Fadel adiantou ter mantido também vários contactos na Europa Ocidental “sempre” para tentar que se encontre uma solução política negociada para o conflito, tendo em conta as resoluções nesse sentido aprovadas no passado pelo Conselho de Segurança da ONU, “cujos esforços de implementação não contam com a vontade política de vários países”.
“Sem apoio, sem vontade política, não vejo o fim do conflito”, prosseguiu, salientando que as divisões no Conselho de Segurança da ONU “também não ajudam”, dando como exemplo o facto de a Rússia já ter recorrido ao veto por 16 vezes, “arbitrariamente”, desde 2011 em questões ligadas à Síria.

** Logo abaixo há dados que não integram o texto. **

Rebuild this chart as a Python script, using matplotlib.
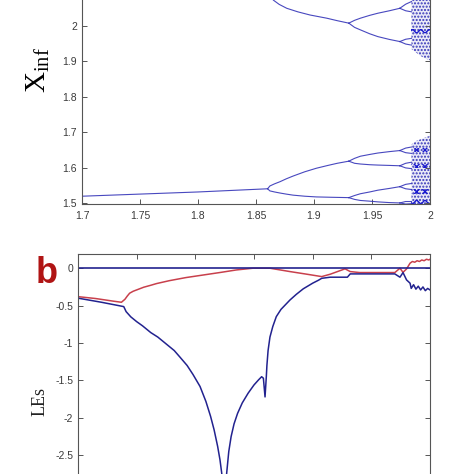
import matplotlib
matplotlib.use("Agg")
import matplotlib.pyplot as plt
from matplotlib.ticker import FuncFormatter

plt.rcParams['axes.unicode_minus'] = False
plt.rcParams['font.family'] = ['Liberation Sans', 'DejaVu Sans']
plt.rcParams['hatch.linewidth'] = 1.0

# ---- panel a: bifurcation branches ----
p1_x = [1.70, 1.75, 1.80, 1.86]
p1_y = [1.519, 1.525, 1.531, 1.540]

# lower cluster, period 2
a_x = [1.86, 1.862, 1.866, 1.8707, 1.876, 1.882, 1.892, 1.902, 1.912, 1.92, 1.93]
a_y = [1.540, 1.548, 1.554, 1.560, 1.568, 1.576, 1.588, 1.598, 1.606, 1.612, 1.618]
b_x = [1.86, 1.862, 1.866, 1.8707, 1.876, 1.882, 1.892, 1.902, 1.915, 1.93]
b_y = [1.540, 1.534, 1.531, 1.528, 1.525, 1.522, 1.519, 1.517, 1.516, 1.515]

# upper cluster, period 2 (lower arm only is in view)
c_x = [1.86, 1.862, 1.865, 1.870, 1.8765, 1.886, 1.8966, 1.911, 1.92, 1.93]
c_y = [2.11, 2.085, 2.073, 2.061, 2.050, 2.040, 2.031, 2.022, 2.015, 2.008]

# period 4
p4_x = [1.93, 1.935, 1.94, 1.948, 1.955, 1.965, 1.974]
a1_y = [1.618, 1.626, 1.632, 1.637, 1.641, 1.645, 1.648]
a2_y = [1.618, 1.612, 1.610, 1.608, 1.607, 1.606, 1.605]
b1_y = [1.515, 1.521, 1.526, 1.531, 1.536, 1.541, 1.546]
b2_y = [1.515, 1.510, 1.507, 1.505, 1.503, 1.501, 1.500]
c1_y = [2.008, 2.016, 2.022, 2.030, 2.036, 2.043, 2.050]
c2_y = [2.008, 1.996, 1.989, 1.978, 1.970, 1.962, 1.956]

# period 8 (start value, upper end, lower end)
p8_x = [1.974, 1.979, 1.984]
p8_forks = [(1.648, 1.658, 1.640), (1.605, 1.615, 1.597),
            (1.546, 1.555, 1.538), (1.500, 1.504, 1.498),
            (2.050, 2.069, 2.040), (1.956, 1.965, 1.946)]

# chaotic bands
chaos_x = [1.984, 1.988, 1.992, 1.996, 2.0]
low_lo = [1.497, 1.497, 1.497, 1.497, 1.497]
low_hi = [1.665, 1.675, 1.680, 1.685, 1.690]
up_lo = [1.935, 1.925, 1.915, 1.908, 1.903]
up_hi = [2.20, 2.20, 2.20, 2.20, 2.20]
dense_y = [1.985, 1.650, 1.605, 1.532, 1.502]

# ---- panel b: Lyapunov exponents ----
red_x = [1.700, 1.715, 1.730, 1.737, 1.740, 1.742, 1.744, 1.747, 1.750, 1.756,
         1.762, 1.767, 1.778, 1.792, 1.807, 1.822, 1.835, 1.849, 1.8636, 1.8807,
         1.895, 1.9077, 1.915, 1.922, 1.9276, 1.932, 1.940, 1.970, 1.9744, 1.977,
         1.980, 1.983, 1.985, 1.987, 1.989, 1.991, 1.993, 1.995, 1.997, 1.999,
         2.000]
red_y = [-0.380, -0.405, -0.440, -0.455, -0.415, -0.372, -0.334, -0.308, -0.290, -0.254,
         -0.228, -0.205, -0.166, -0.125, -0.090, -0.055, -0.023, 0.000, 0.000, -0.045,
         -0.080, -0.112, -0.080, -0.040, -0.008, -0.045, -0.058, -0.058, 0.000, -0.055,
         -0.010, 0.067, 0.090, 0.080, 0.100, 0.090, 0.110, 0.100, 0.120, 0.110,
         0.120]

blue_x = [1.700, 1.720, 1.739, 1.741, 1.745, 1.750, 1.755, 1.762, 1.768, 1.775,
          1.782, 1.787, 1.793, 1.798, 1.804, 1.809, 1.813, 1.816, 1.819, 1.821,
          1.8225, 1.8245, 1.8267, 1.8285, 1.8305, 1.833, 1.836, 1.840, 1.845, 1.850,
          1.854, 1.8565, 1.858, 1.8594, 1.8605, 1.861, 1.862, 1.8636, 1.866, 1.869,
          1.873, 1.8807, 1.886, 1.892, 1.900, 1.905, 1.9077, 1.915, 1.9296, 1.932,
          1.940, 1.970, 1.9744, 1.977, 1.980, 1.983, 1.984, 1.986, 1.988, 1.990,
          1.992, 1.994, 1.996, 1.998, 2.000]
blue_y = [-0.400, -0.455, -0.513, -0.580, -0.650, -0.714, -0.770, -0.860, -0.920, -1.010,
          -1.100, -1.190, -1.300, -1.420, -1.580, -1.780, -1.980, -2.160, -2.380, -2.560,
          -2.740, -3.300, -2.740, -2.450, -2.250, -2.080, -1.940, -1.800, -1.670, -1.560,
          -1.490, -1.450, -1.470, -1.720, -1.450, -1.300, -1.100, -0.920, -0.780, -0.647,
          -0.550, -0.424, -0.350, -0.275, -0.200, -0.160, -0.135, -0.120, -0.120, -0.076,
          -0.076, -0.076, -0.120, -0.058, -0.156, -0.200, -0.270, -0.220, -0.280, -0.240,
          -0.290, -0.250, -0.300, -0.270, -0.290]

zero_x = [1.7, 2.0]
zero_y = [0.0, 0.0]

bif_col = '#3434b8'
red_col = '#c8404c'
blue_col = '#22228f'
spine_col = '#555555'
tick_col = '#3a3a3a'

fig = plt.figure(figsize=(4.74, 4.74), dpi=100)
W = 474.0


def box(l, t, r, b):
    return [l / W, 1 - b / W, (r - l) / W, (b - t) / W]


def style(ax):
    for s in ax.spines.values():
        s.set_color(spine_col)
        s.set_linewidth(0.8)
    ax.tick_params(direction='in', length=3.5, width=0.7, colors=spine_col,
                   labelcolor=tick_col, labelsize=7.5, top=True, right=True)
    ax.xaxis.set_major_formatter(FuncFormatter(lambda v, p: '%g' % round(v, 3)))
    ax.yaxis.set_major_formatter(FuncFormatter(lambda v, p: '%g' % round(v, 3)))


# panel a
ax1 = fig.add_axes(box(82, -62.5, 430, 204))
style(ax1)
kw = dict(color=bif_col, lw=0.8, alpha=0.9)
ax1.plot(p1_x, p1_y, **kw)
for xs, ys in [(a_x, a_y), (b_x, b_y), (c_x, c_y)]:
    ax1.plot(xs, ys, **kw)
for ys in [a1_y, a2_y, b1_y, b2_y, c1_y, c2_y]:
    ax1.plot(p4_x, ys, **kw)
for y0, yu, yd in p8_forks:
    ax1.plot(p8_x, [y0, (y0 + yu) / 2 + 0.002, yu], **kw)
    ax1.plot(p8_x, [y0, (y0 + yd) / 2 - 0.002, yd], **kw)
for lo, hi in [(low_lo, low_hi), (up_lo, up_hi)]:
    ax1.fill_between(chaos_x, lo, hi, facecolor=bif_col, alpha=0.10, lw=0)
    ax1.fill_between(chaos_x, lo, hi, facecolor='none', edgecolor=bif_col,
                     hatch='.....', lw=0)
for yd in dense_y:
    ax1.fill_between(chaos_x, yd - 0.006, yd + 0.006, facecolor='none',
                     edgecolor='#1a1ad0', hatch='xxxx', lw=0)
ax1.set_xlim(1.7, 2.0)
ax1.set_ylim(1.497, 2.25)
ax1.set_xticks([1.7, 1.75, 1.8, 1.85, 1.9, 1.95, 2.0])
ax1.set_yticks([1.5, 1.6, 1.7, 1.8, 1.9, 2.0])
ax1.tick_params(axis='x', pad=5)

fig.text(38 / W, 1 - 70 / W, r'$\mathregular{X_{inf}}$', rotation=90,
         ha='center', va='center', fontsize=21, family='Liberation Serif')

# panel b
ax2 = fig.add_axes(box(78, 254, 430, 492.7))
style(ax2)
ax2.plot(red_x, red_y, color=red_col, lw=1.1)
ax2.plot(blue_x, blue_y, color=blue_col, lw=1.1)
ax2.plot(zero_x, zero_y, color=blue_col, lw=1.2)
ax2.set_xlim(1.7, 2.0)
ax2.set_ylim(-3.0, 0.19)
ax2.set_xticks([1.7, 1.75, 1.8, 1.85, 1.9, 1.95, 2.0])
ax2.set_yticks([0, -0.5, -1, -1.5, -2, -2.5])
ax2.tick_params(axis='x', labelbottom=False)

fig.text(40 / W, 1 - 402 / W, 'LEs', rotation=90, ha='center', va='center',
         fontsize=13, family='Liberation Serif', color='#222222')
fig.text(46.5 / W, 1 - 283 / W, 'b', ha='center', va='baseline',
         fontsize=26, fontweight='bold', color='#b01414')

fig.savefig('out.png', dpi=100)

“Há crimes contra a humanidade cometidos por al-Assad e aí entram as contradições russas. As leis russas dizem claramente que os crimes contra a humanidade e os crimes de guerra são mais importantes do que tudo. Mas no Conselho de Segurança há divisões profundas. Na Síria há 14 milhões de deslocados e centenas de milhares de mortes. É disso que estamos a falar”, insistiu Fadel
Para o responsável do OSDH, a comunidade internacional terá, assim, de intervir fora do âmbito do Conselho de Segurança da ONU e no quadro da lei internacional, “para que o sofrimento do povo sírio volte a ser importante, prioritário e esteja na agenda”.
“Mas isso não ajudará a pôr fim ao conflito até que possamos ir ao centro da questão, que é o regime de al-Assad, que parece que nunca deixará o poder, apesar de as pessoas continuarem a morrer e de a situação no terreno continuar a degradar-se. Não vejo al-Assad a deixar o poder, pois recebe milhões de dólares do Irão (cerca de 55.000 milhões de dólares — 50.800 milhões de euros), tem o apoio político e militar da Rússia”, disse.
“A menos que o Ocidente atue, al-Assad vai continuar e as sanções demorarão anos a fazer efeito. Esperam que a situação atinja um ponto de saturação, de cansaço. Só assim poderão sentar-se à mesa das negociações. Mas ninguém dá o primeiro passo e não acredito que isso aconteça nos próximos dois a três anos”, concluiu.